Yes! While designed for mortgages, this calculator works for any simple interest amortizing loan. For:
Auto Loans:
- Typical terms: 3-7 years
- Current average rates: 4-6% for new, 6-10% for used
- Tip: Our extra payment feature shows how paying $50-$100 extra can save hundreds in interest
Personal Loans:
- Typical terms: 1-5 years
- Current average rates: 6-36% (depends on credit score)
- Tip: Compare with credit card APRs (often 15-25%) to see if consolidation makes sense
Student Loans:
- Federal loans have fixed rates (currently 4.99-7.54%)
- Private loans vary widely (3-12%)
- Tip: Use our calculator to compare standard 10-year repayment vs. extended plans
What’s the difference between APR and interest rate?
The interest rate is the cost of borrowing the principal loan amount, expressed as a percentage.

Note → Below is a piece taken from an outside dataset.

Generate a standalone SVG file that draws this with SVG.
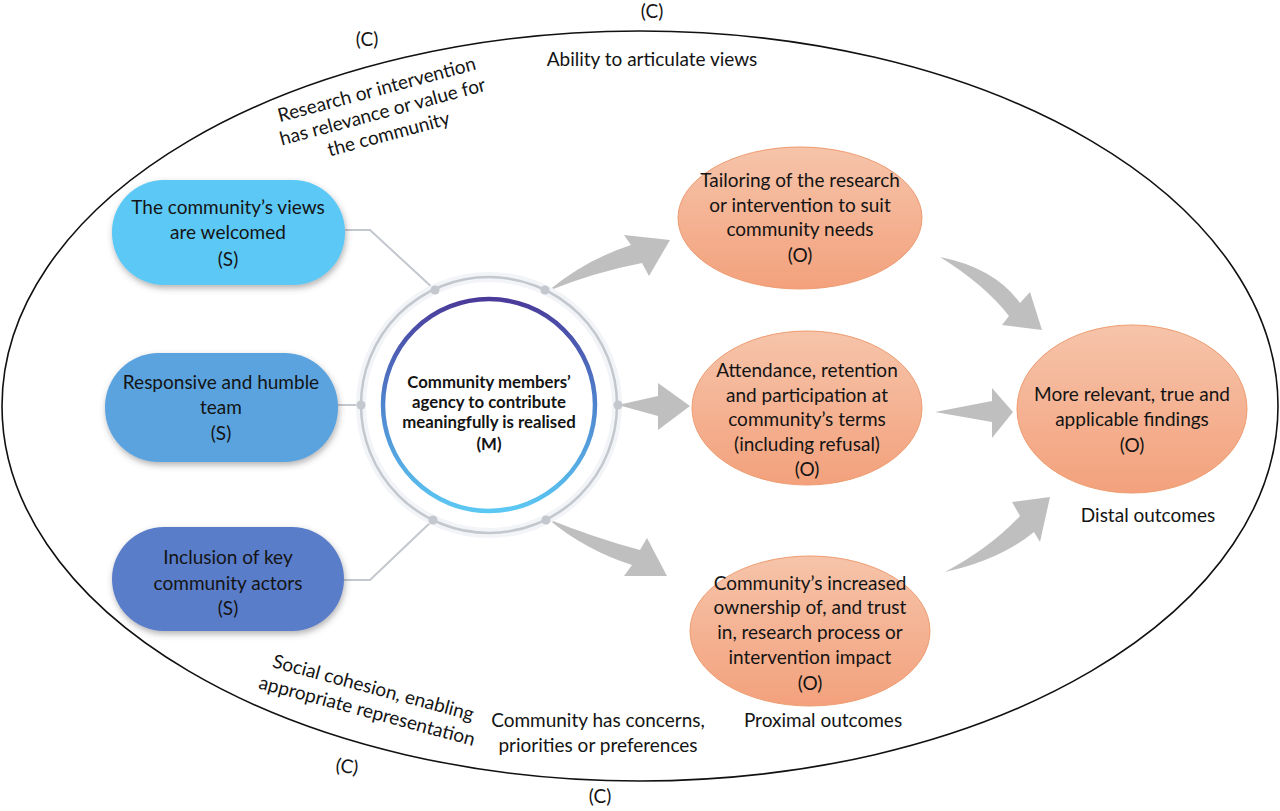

The APR (Annual Percentage Rate) is a broader measure that includes:
- The interest rate
- Points (prepaid interest)
- Loan origination fees
- Other lender charges
APR is always higher than the interest rate (typically 0.2-0.5% higher for mortgages). It’s designed to help you compare loans with different fee structures. However, our calculator uses the interest rate for payment calculations, as APR doesn’t affect your monthly payment amount.
How often should I recalculate my loan as rates change?
You should recalculate your loan in these situations:
- When Rates Drop Significantly: If rates fall 0.75-1% below your current rate, check if refinancing makes sense.
- Annual Review: Even if you’re not refinancing, check how extra payments could help.
- Before Making Large Extra Payments: Verify how much you’ll save.
- When Considering a Home Equity Loan: Compare against refinancing your first mortgage.
- If Your Financial Situation Changes: Job change, inheritance, or other windfalls may allow you to pay off debt faster.
Pro Tip: Set a calendar reminder to review your loan annually. Small optimizations can save thousands over time.